Like many of the other artists from L’viv whom the Ukrainian Institute of Modern Art has brought to Chicago, the Yarychs are more interested in using rather than defying their cultural legacy. The quiet and mysterious paintings of Svitlana Yarych (born 1960) are closer to Byzantine icons than to romantic realism or anything else that’s come out of Western Europe in the last two centuries. But the sweet, young, ghostly faces that emerge from her upbeat, colorful patterns belong in the home rather than the church. With her emphasis on enjoyable local color, Svitlana, a professor in the Department of Clothing Design at the L’viv Academy of the Arts, might even be considered more of a fabric designer than a painter.
Meanwhile, her husband, Vasyl (born 1951), was obviously trained by the Soviet academy to achieve didactic monumentality rather than naturalism or individual self-expression. But he has carried that formalist ability to make things look large and important over into the intimate world of domestic life, and the outstanding work in this exhibition is his series of “conversations” that feature half-naked, lanky young couples entwined in each others’ limbs and staring into each others’ eyeless faces. These couples are sexy, but it is the sex between lifelong companions. There’s a gentle, loving, dreamy, domesticity in all their work, including the traditional mythic themes that Vasyl has approached.
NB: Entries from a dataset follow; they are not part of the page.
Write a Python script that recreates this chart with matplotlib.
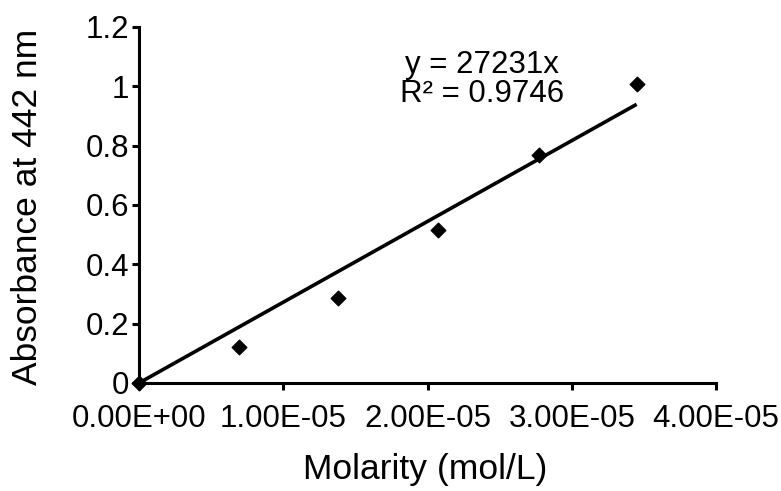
import matplotlib
matplotlib.use("Agg")
import matplotlib.pyplot as plt
from matplotlib.ticker import FixedLocator, FuncFormatter

# calibration points
molarity = [0.0, 6.94e-6, 1.38e-5, 2.07e-5, 2.77e-5, 3.45e-5]
absorbance = [0.0, 0.12, 0.287, 0.517, 0.77, 1.007]

# linear trendline through origin (Excel)
slope = 27231
r_squared = 0.9746

x_ticks = [0, 1e-5, 2e-5, 3e-5, 4e-5]
y_ticks = [0, 0.2, 0.4, 0.6, 0.8, 1.0, 1.2]

plt.rcParams['font.family'] = ['Liberation Sans', 'DejaVu Sans']

W, H = 781, 491
fig = plt.figure(figsize=(W / 100, H / 100), dpi=100)
ax = fig.add_axes([139 / W, 1 - 383 / H, (716 - 139) / W, (383 - 27) / H])

ax.scatter(molarity, absorbance, marker='D', s=55, color='black', zorder=3, clip_on=False)
fit_x = [0, max(molarity)]
fit_y = [slope * v for v in fit_x]
ax.plot(fit_x, fit_y, color='black', lw=2.6, solid_capstyle='butt', zorder=2)

fig.text(482 / W, 1 - 65 / H, "y = %dx" % slope, ha='center', va='center', fontsize=22.5)
fig.text(482 / W, 1 - 94 / H, "R² = %.4f" % r_squared, ha='center', va='center', fontsize=22.5)

ax.set_xlim(0, 4e-5)
ax.set_ylim(0, 1.2)
ax.xaxis.set_major_locator(FixedLocator(x_ticks))
ax.yaxis.set_major_locator(FixedLocator(y_ticks))
ax.xaxis.set_major_formatter(FuncFormatter(lambda v, p: "%.2E" % v))
ax.yaxis.set_major_formatter(FuncFormatter(lambda v, p: "%g" % v))

for s in ['top', 'right']:
    ax.spines[s].set_visible(False)
for s in ['left', 'bottom']:
    ax.spines[s].set_linewidth(2.2)
ax.tick_params(axis='both', direction='out', length=5, width=2.2, labelsize=22.5)
ax.tick_params(axis='x', pad=10)
ax.tick_params(axis='y', pad=2)

fig.text(425 / W, 1 - 470 / H, "Molarity (mol/L)", ha='center', va='center', fontsize=25.5)
fig.text(28 / W, 1 - 207 / H, "Absorbance at 442 nm", ha='center', va='center',
         rotation=90, fontsize=25.5)

fig.savefig("out.png", dpi=100)
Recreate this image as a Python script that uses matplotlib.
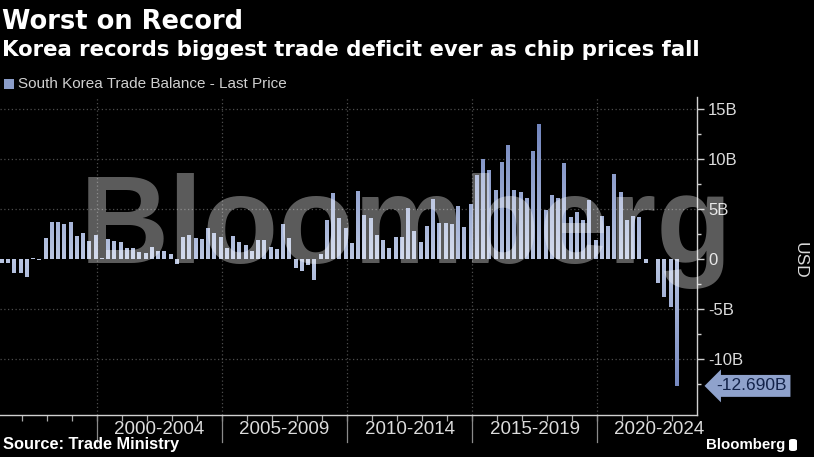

Europa sits atop a very tame bull; lithe Judith has beheaded hapless Holofernes with a sword the size of a kitchen knife; Adam is back-to-back with Eve and both of them are far too docile to deserve divine punishment.
The Yarychs enhance the surrounding space instead of assaulting or rejecting it. They present a sweet, beautiful and conventional world that humanity needs but always seems to be destroying, especially in twentieth-century L’viv where a third of the population (the Jews) were murdered by the Nazis and then sixty percent of those left (the Poles) were deported by the Soviets. With such a history, who wouldn’t be longing for peace and harmony? By themselves, Svitlana’s paintings might be dismissed as boutique decorative. But the masses, contours and dramatic narratives of Vasyl’s sculpture make everything else in the room feel important. (Chris Miller)
Through January 30 at the Ukrainian Institute of Modern Art, 2320 West Chicago.